Re: [tlaplus] pvs, temporal logic and stacks

On Saturday, June 4, 2016 at 10:31:03 AM UTC+3, Stephan Merz wrote:

In particular, there is no formal basis for asserting that the parameter set S is constructed by (the empty stack and) the push operation. Also, there could be other operations on stacks.

That's true, and indeed the axioms aren't complete. I believe I understand how your axioms specify S in terms of the operations operating on it and in terms of X. Suppose we have this operator:

RECURSIVE _ ** _
f ** k ==
IF k = 0 THEN [t \in DOMAIN f |-> t]
ELSE [t \in DOMAIN f |-> f[(f ** (k-1))[t]]]

Then your axioms are absolutely necessary to prove the theorem:

\A s \in Stack(X) : \E n \in Nat : (pop(X) ** n)[s] = empty(X)

So I think I understand your point about the necessity for a "framework" to support algebraic reasoning (and agree that it is probably not worthwhile in TLA+).

But just for the sake of the exercise, I'm not sure that all of that is required for FL's particular theorem.
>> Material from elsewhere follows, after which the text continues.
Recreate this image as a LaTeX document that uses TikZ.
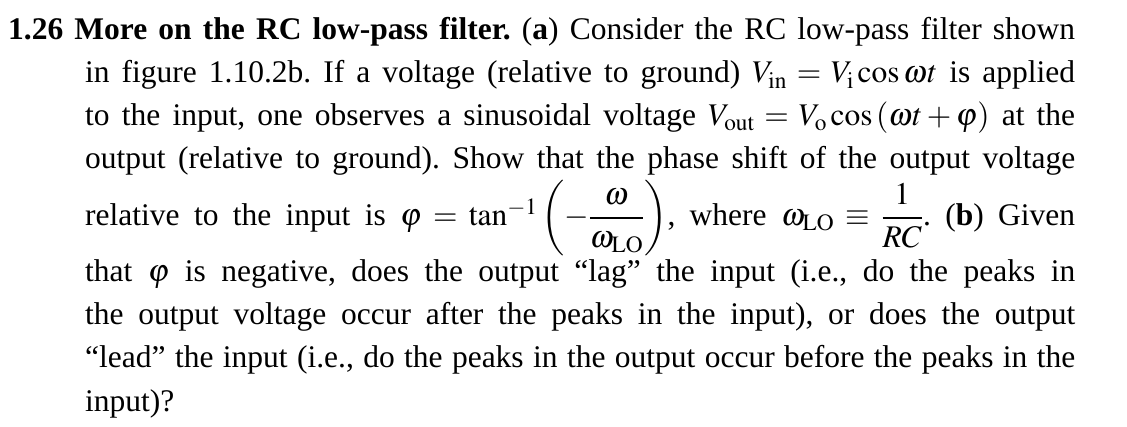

More below.

Finally, it looks like you can augment your specification with a history variable y that records the sequence of elements that have been pushed on top of the element x pushed in the initial condition but not yet popped off and prove that the stack s in the specification behaves like that sequence y (i.e., top and pop applied to s yield the same values as the analogous operations applied to y).

Right, that was my original idea, but perhaps we can do something much simpler:

Inv == top[(pop ** n)[s]] = x

where n and s are the variables in my PushPop module. I think that the invariant Inv is an inductive invariant, that it proves the theorem, and that no further axioms than "my" two (specifically with regards to the empty stack and the construction of S) are necessary to prove Inv.

Finally, while your axiomatization constructs S and its operations "from scratch" in terms of X and the axioms, wouldn't it be easier in practice to do something like the following, instead of CHOOSEing the functions etc.:

CONSTANTS X, \* The set of elements
S, \* The set of stacks
push, pop, top, EMPTY

ASSUME /\ EMPTY \in S
/\ push \in [S \X X -> S]
/\ pop \in [S \ {EMPTY} -> S]
/\ top \in [S
\ {EMPTY} -> X]
/\ \A x \in X, s \in S : push[<<x, s>>] \in S \* closure
/\ \A x \in X, s \in S : push[<<x, s>>] /= EMPTY
/\ \A x \in X, s \in S : top[push[<<x, s>>]] = x
/\ \A x \in X, s \in S : pop[push[<<x, s>>]] = s

/\ \A s \in S : s = EMPTY \/ \E s1 \in S, x \in X : s = push[<<x, s1>>]

Doesn't this specify S sufficiently in terms of X and the operations, rather than constructing S as you've done?